Frances Perkins was U.S. Secretary of Labor under President Franklin Roosevelt--the first woman to ever hold a cabinet office.

If an act of government can have a birthday, this is the birthday of a law that changed America. 85 years ago today, the Social Security law was signed, guaranteeing most Americans some level of support in their old age.

While we may take the card for granted nowadays as a requirement to get a job, 85 years ago, Social Security was a momentous change for Americans. That idea made clear by the leader of the Frances Perkins Center

“When the law passed, 50 percent of seniors were living in poverty, and if they had no families to take them in, they went to poorhouses,” says Sarah Peskin, board chair for the Center in Damariscotta.
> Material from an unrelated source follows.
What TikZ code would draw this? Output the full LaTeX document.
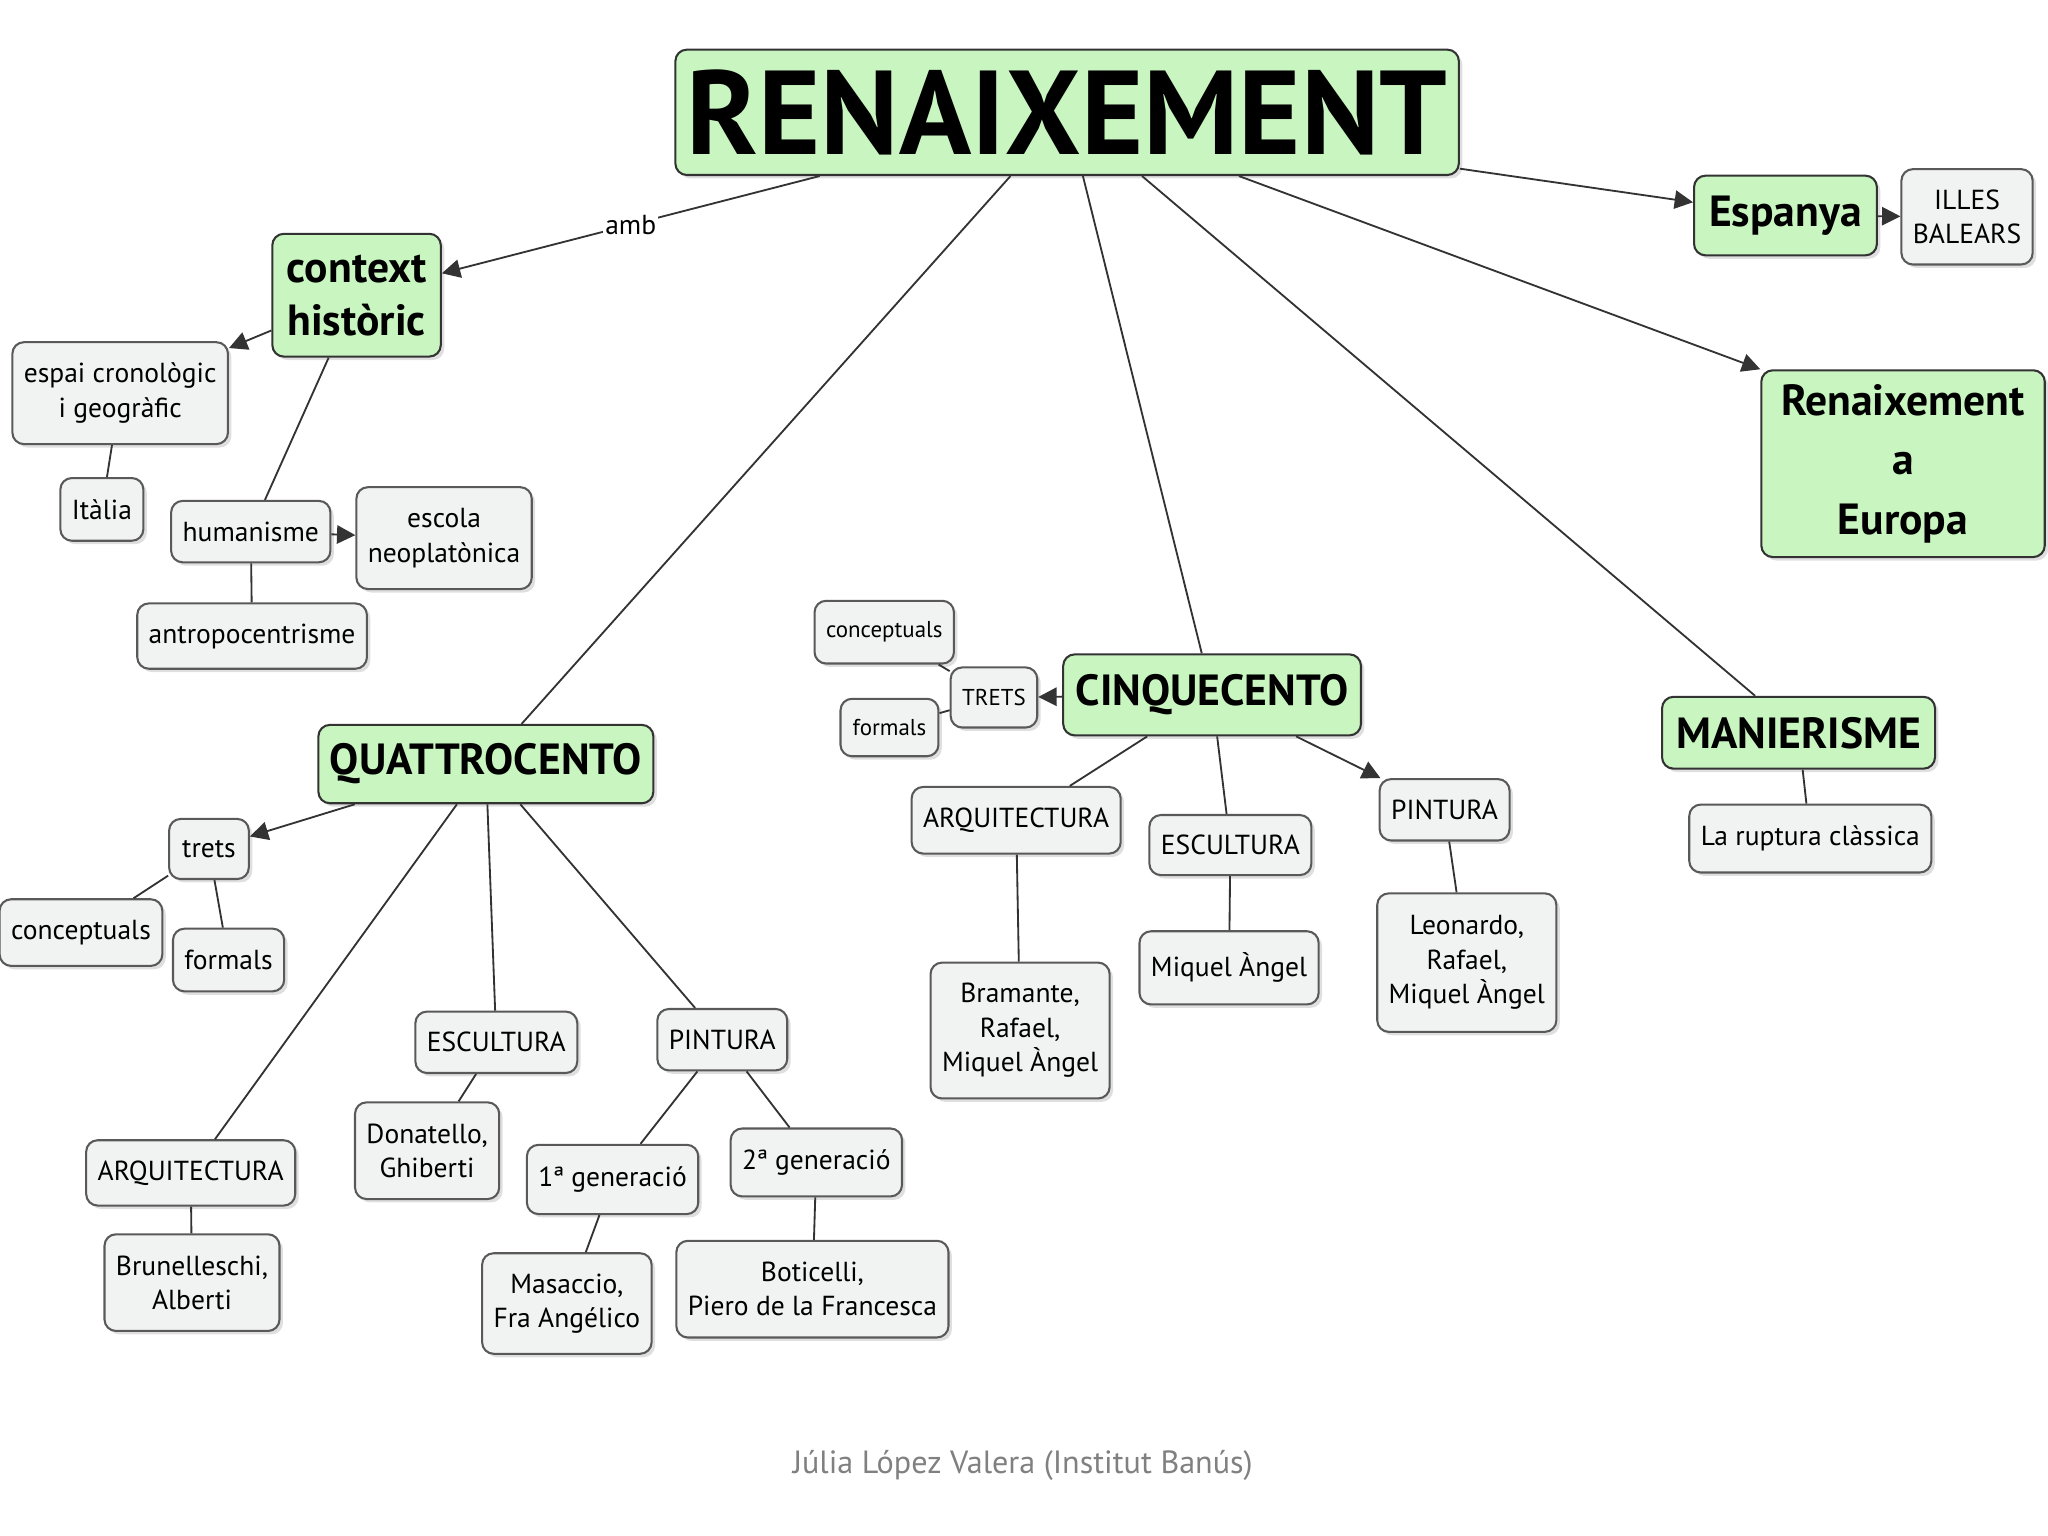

The Center was created to honor the life of the remarkable woman who conceived of the idea for social security and then worked to make it happen.

Frances Perkins was U.S. Secretary of Labor under President Franklin Roosevelt--the first woman to ever hold a cabinet office. In the depths of the 1930’s depression, she developed the idea for Social Security, then took it to FDR.

“The one thing he said is the dole. It shouldn’t be the dole,” says Peskin. 

So, FDR named a special commission of cabinet members, with Perkins leading them, to hammer out the details and get the plan through Congress. What they developed was the basics of the system we know today, with employers and workers paying into the system through the FICA tax, and the government managing it. FDR signed the law on August 14, 1935. Peskin pointed out it also included the creation of the basic unemployment system we know today.

Besides Social Security itself, France Perkins also matters to Maine because of the rambling farmhouse in Newcastle, known as the Perkins homestead. The Center says seven generations of the family live there, and Frances Perkins herself spent many summers in this house as both a child and adult. It's now part of the Perkins Center, and is a national historic landmark.

“She’s buried here. Her will says 'I Frances Perkins of Newcastle, Maine.' This is the place she considered home,” says Peskin.

The house will be repaired as needed and opened to the public as another part of the legacy of Frances Perkins and her family. At the Perkins Center, however, they say the true legacy is Social Security itself. Despite continuing political arguments about future funding needs,  it has helped many millions of American elders and still does.

AARP Maine says 242,000 Maine seniors currently receive benefits from Social Security, roughly 20 percent of Maine’s population.